Tortious Interference Claim
The court examined the tortious interference claim and found that the plaintiffs did not adequately plead facts supporting their assertion that GM acted in bad faith or through improper means. To establish tortious interference, plaintiffs must demonstrate a valid contractual relationship, knowledge of that relationship by the defendant, intentional interference, improper purpose or means, and resulting damages. While the plaintiffs alleged that GM arbitrarily and capriciously refused to approve the sale, they failed to provide specific factual allegations to substantiate their claims of bad faith or improper conduct. Legal conclusions without supporting facts did not suffice, leading the court to dismiss the tortious interference claim without prejudice, allowing the plaintiffs an opportunity to amend their allegations.
Breach of Contract Claim
In considering the breach of contract claim, the court noted that the plaintiffs argued they were third-party beneficiaries of the agreements between the dealership and GM. They contended that GM's failure to act in good faith regarding the sale approval constituted a breach of contract. However, similar to the tortious interference claim, the court found that the plaintiffs only provided legal conclusions regarding GM's purported bad faith without any factual support. This lack of detailed factual allegations prevented the court from concluding that a breach occurred. Consequently, the court dismissed the breach of contract claim without prejudice, permitting the plaintiffs to amend their complaint and attempt to provide the necessary factual basis for their allegations.

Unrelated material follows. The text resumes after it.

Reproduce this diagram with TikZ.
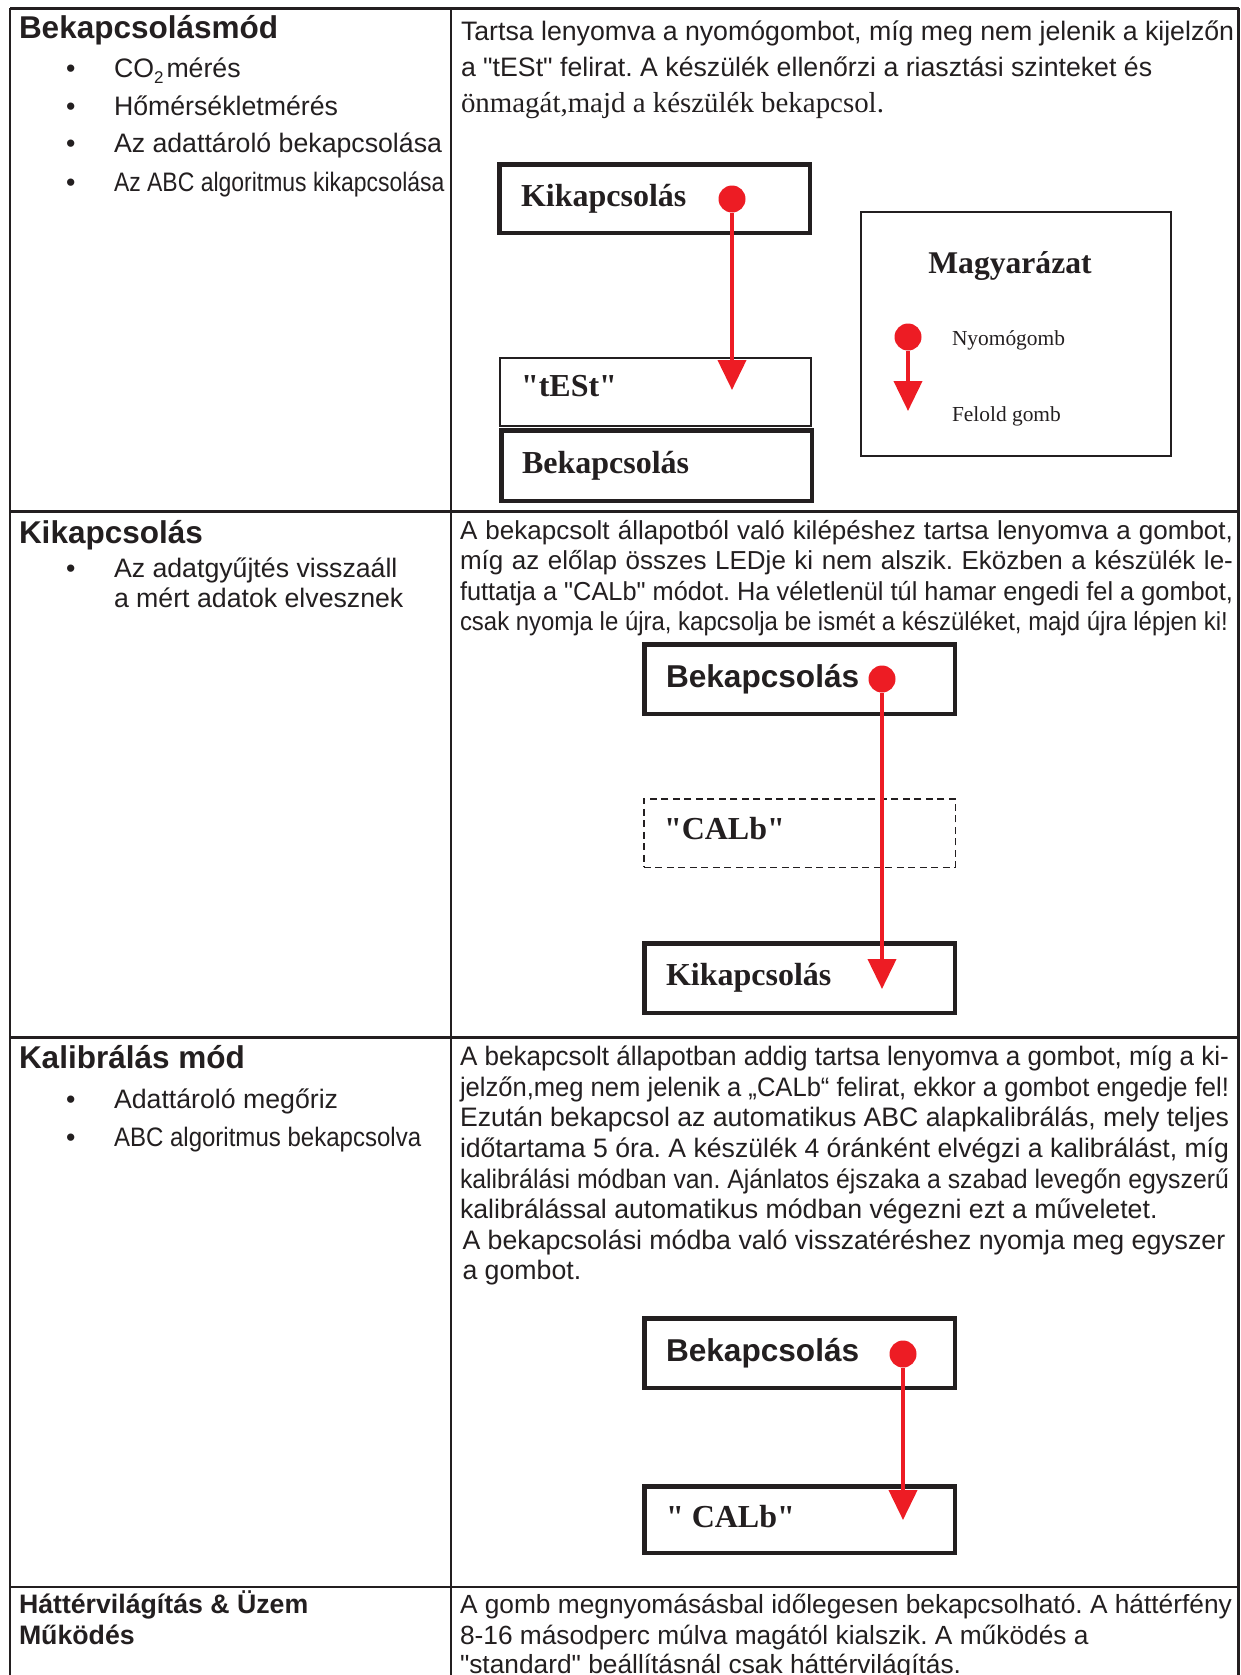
\documentclass[tikz,border=0pt]{standalone}
\usepackage{fontspec}
\usepackage{graphicx}
\setmainfont{Liberation Sans}
\newfontfamily\tnrfam{Liberation Serif}
\newfontfamily\qsans{Liberation Sans}
\usetikzlibrary{arrows.meta}
\definecolor{btnred}{RGB}{237,28,36}
\definecolor{ink}{RGB}{35,31,32}
\newcommand\dq{{\qsans"}}
\newsavebox\jbox
\newcommand\jline[2]{\sbox\jbox{#2}\ifdim\wd\jbox>#1\relax\resizebox{#1}{\height}{\usebox\jbox}\else\makebox[#1][s]{#2}\fi}
\frenchspacing
\begin{document}
\begin{tikzpicture}[x=1pt,y=-1pt,
  txt/.style={anchor=base west,inner sep=0pt,outer sep=0pt,text=ink},
  head/.style={txt,font=\bfseries\fontsize{31.5pt}{34pt}\selectfont},
  body/.style={txt,font=\fontsize{26.7pt}{30pt}\selectfont\frenchspacing},
  cbody/.style={txt,font=\fontsize{26pt}{30pt}\selectfont\frenchspacing},
  lbody/.style={txt,font=\fontsize{26.3pt}{30pt}\selectfont\frenchspacing},
  lhead/.style={txt,font=\bfseries\fontsize{26.7pt}{30pt}\selectfont},
  serifline/.style={txt,font=\tnrfam\fontsize{28.9pt}{30pt}\selectfont},
  serifbold/.style={txt,font=\tnrfam\bfseries\fontsize{32pt}{34pt}\selectfont},
  sansbold/.style={txt,font=\bfseries\fontsize{31.6pt}{34pt}\selectfont},
  legendhead/.style={anchor=base,inner sep=0pt,text=ink,font=\tnrfam\bfseries\fontsize{31.6pt}{34pt}\selectfont},
  legendtxt/.style={txt,font=\tnrfam\fontsize{21.4pt}{24pt}\selectfont},
  gridline/.style={draw=ink,line width=2.5pt},
  thickbox/.style={draw=ink,line width=4.5pt,inner sep=0pt,outer sep=0pt},
  thinbox/.style={draw=ink,line width=1.8pt,inner sep=0pt,outer sep=0pt},
  dashbox/.style={draw=ink,line width=1.5pt,dash pattern=on 7pt off 4.5pt,inner sep=0pt,outer sep=0pt},
  btn/.style={circle,fill=btnred,minimum size=27pt,inner sep=0pt},
  release/.style={draw=btnred,line width=4pt,-{Triangle[width=28pt,length=30pt]}},
]
\useasboundingbox (0,0) rectangle (1240,1675);
\clip (0,0) rectangle (1240,1675);
\fill[white] (0,0) rectangle (1240,1675);

% ---------- table grid ----------
\draw[gridline] (10,8.5) -- (1238.5,8.5);
\draw[gridline] (10,8.5) -- (10,1675);
\draw[gridline] (451,8.5) -- (451,1675);
\draw[gridline] (1238.5,8.5) -- (1238.5,1675);
\draw[gridline] (10,511.6) -- (1238.5,511.6);
\draw[gridline] (10,1037.5) -- (1238.5,1037.5);
\draw[gridline] (10,1587) -- (1238.5,1587);

% ---------- row 1 left ----------
\node[head] (h1) at (19,38.5) {Bekapcsolásmód};
\node[body] (b11) at (66,78) {•};
\node[body] (i11) at (114,78) {CO\raisebox{-6pt}{\fontsize{17pt}{17pt}\selectfont 2}\hspace{3pt}mérés};
\node[body] (b12) at (66,115.5) {•};
\node[body] (i12) at (114,115.5) {Hőmérsékletmérés};
\node[body] (b13) at (66,153) {•};
\node[body] (i13) at (114,153) {Az adattároló bekapcsolása};
\node[body] (b14) at (66,191) {•};
\node[body] (i14) at (114,191) {\scalebox{0.86}[1]{Az ABC algoritmus kikapcsolása}};

% ---------- row 1 right ----------
\node[body] (t11) at (461,40.5) {Tartsa lenyomva a nyomógombot, míg meg nem jelenik a kijelzőn};
\node[body] (t12) at (461,76.8) {a \dq tESt\dq{} felirat. A készülék ellenőrzi a riasztási szinteket és};
\node[serifline] (t13) at (461,113) {önmagát,majd a készülék bekapcsol.};

\node[thickbox,minimum width=310.5pt,minimum height=68.5pt] (kik1) at (654.5,198.5) {};
\node[thinbox,minimum width=311.2pt,minimum height=68.2pt] (test1) at (655.5,392) {};
\node[thickbox,minimum width=310.5pt,minimum height=70.5pt] (bek1) at (656.5,465.5) {};
\node[serifbold] (kik1l) at (521,206) {Kikapcsolás};
\node[serifbold] (test1l) at (521,396) {"tESt"};
\node[serifbold] (bek1l) at (522,473) {Bekapcsolás};

% legend
\node[thinbox,minimum width=310.2pt,minimum height=244.2pt] (legend) at (1016,334) {};
\node[legendhead] (legendh) at (1010,273) {Magyarázat};
\node[legendtxt] (leg1) at (952,345) {Nyomógomb};
\node[legendtxt] (leg2) at (952,421) {Felold gomb};

% ---------- row 2 left ----------
\node[head] (h2) at (19,543.6) {Kikapcsolás};
\node[body] (b21) at (66,577) {•};
\node[body] (i21) at (114,577) {Az adatgyűjtés visszaáll};
\node[body] (i22) at (114,607.5) {a mért adatok elvesznek};

% ---------- row 2 right ----------
\node[cbody] (t21) at (460,539) {\jline{773pt}{A bekapcsolt állapotból való kilépéshez tartsa lenyomva a gombot,}};
\node[cbody] (t22) at (460,569.5) {\jline{773pt}{míg az előlap összes LEDje ki nem alszik. Eközben a készülék le-}};
\node[cbody] (t23) at (460,600) {\jline{773pt}{futtatja a \dq CALb\dq{} módot. Ha véletlenül túl hamar engedi fel a gombot,}};
\node[cbody] (t24) at (460,630.5) {\jline{768pt}{csak nyomja le újra, kapcsolja be ismét a készüléket, majd újra lépjen ki!}};

\node[thickbox,minimum width=310.5pt,minimum height=69.5pt] (bek2) at (799.5,679) {};
\node[dashbox,minimum width=311.5pt,minimum height=68.5pt] (calb2) at (799.5,833) {};
\node[thickbox,minimum width=310.5pt,minimum height=69.5pt] (kik2) at (799.5,978) {};
\node[sansbold] (bek2l) at (666,687) {Bekapcsolás};
\node[serifbold] (calb2l) at (664,839) {"CALb"};
\node[serifbold] (kik2l) at (666,985) {Kikapcsolás};

% ---------- row 3 left ----------
\node[head] (h3) at (19,1068) {Kalibrálás mód};
\node[body] (b31) at (66,1108) {•};
\node[body] (i31) at (114,1108) {Adattároló megőriz};
\node[body] (b32) at (66,1146) {•};
\node[body] (i32) at (114,1146) {\scalebox{0.9}[1]{ABC algoritmus bekapcsolva}};

% ---------- row 3 right ----------
\node[body] (t31) at (460,1065) {\jline{769pt}{A bekapcsolt állapotban addig tartsa lenyomva a gombot, míg a ki-}};
\node[body] (t32) at (460,1096) {\jline{769pt}{jelzőn,meg nem jelenik a „CALb“ felirat, ekkor a gombot engedje fel!}};
\node[body] (t33) at (460,1126.5) {\jline{769pt}{Ezután bekapcsol az automatikus ABC alapkalibrálás, mely teljes}};
\node[body] (t34) at (460,1157) {\jline{769pt}{időtartama 5 óra. A készülék 4 óránként elvégzi a kalibrálást, míg}};
\node[body] (t35) at (460,1188) {\jline{769pt}{kalibrálási módban van. Ajánlatos éjszaka a szabad levegőn egyszerű}};
\node[body] (t36) at (460,1218.5) {kalibrálással automatikus módban végezni ezt a műveletet.};
\node[body] (t37) at (462.5,1249) {A bekapcsolási módba való visszatéréshez nyomja meg egyszer};
\node[body] (t38) at (462.5,1279.5) {a gombot.};

\node[thickbox,minimum width=310.5pt,minimum height=69.5pt] (bek3) at (799.5,1353) {};
\node[thickbox,minimum width=310.5pt,minimum height=66.5pt] (calb3) at (799.5,1519.5) {};
\node[sansbold] (bek3l) at (666,1361) {Bekapcsolás};
\node[serifbold] (calb3l) at (666,1527) {" CALb"};

% ---------- row 4 ----------
\node[lhead] (h41) at (19,1613) {Háttérvilágítás \& Üzem};
\node[lhead] (h42) at (19,1644) {Működés};
\node[lbody] (t41) at (460,1613) {A gomb megnyomásásbal időlegesen bekapcsolható. A háttérfény};
\node[lbody] (t42) at (460,1644) {8-16 másodperc múlva magától kialszik. A működés a};
\node[lbody] (t43) at (460,1673) {\dq standard\dq{} beállításnál csak háttérvilágítás.};

% ---------- buttons and release arrows ----------
\node[btn] (dot1) at (732,199) {};
\coordinate (tip1) at (732,390);
\draw[release] (dot1) -- (tip1);

\node[btn] (dotL) at (908,337) {};
\coordinate (tipL) at (908,411);
\draw[release] (dotL) -- (tipL);

\node[btn] (dot2) at (882,679) {};
\coordinate (tip2) at (882,989);
\draw[release] (dot2) -- (tip2);

\node[btn] (dot3) at (903,1354) {};
\coordinate (tip3) at (903,1520);
\draw[release] (dot3) -- (tip3);
\end{tikzpicture}
\end{document}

Consumer Protection Act Claim
Lastly, the court addressed the plaintiffs' claim under the Washington Consumer Protection Act (CPA) and found it lacking due to an insufficient demonstration of public interest impact. The plaintiffs needed to show that GM's alleged actions had broader implications beyond a private dispute to satisfy the CPA's requirements. The court identified that the plaintiffs' claims primarily involved a private disagreement over the sale of the dealership and did not establish a public interest impact. Although the plaintiffs attempted to assert that violations of the Franchise Act constituted a per se violation of the CPA, the court had already concluded that their claims under the Franchise Act were invalid. Therefore, without establishing the necessary public interest element or demonstrating the requisite causation, the court dismissed the CPA claim with prejudice.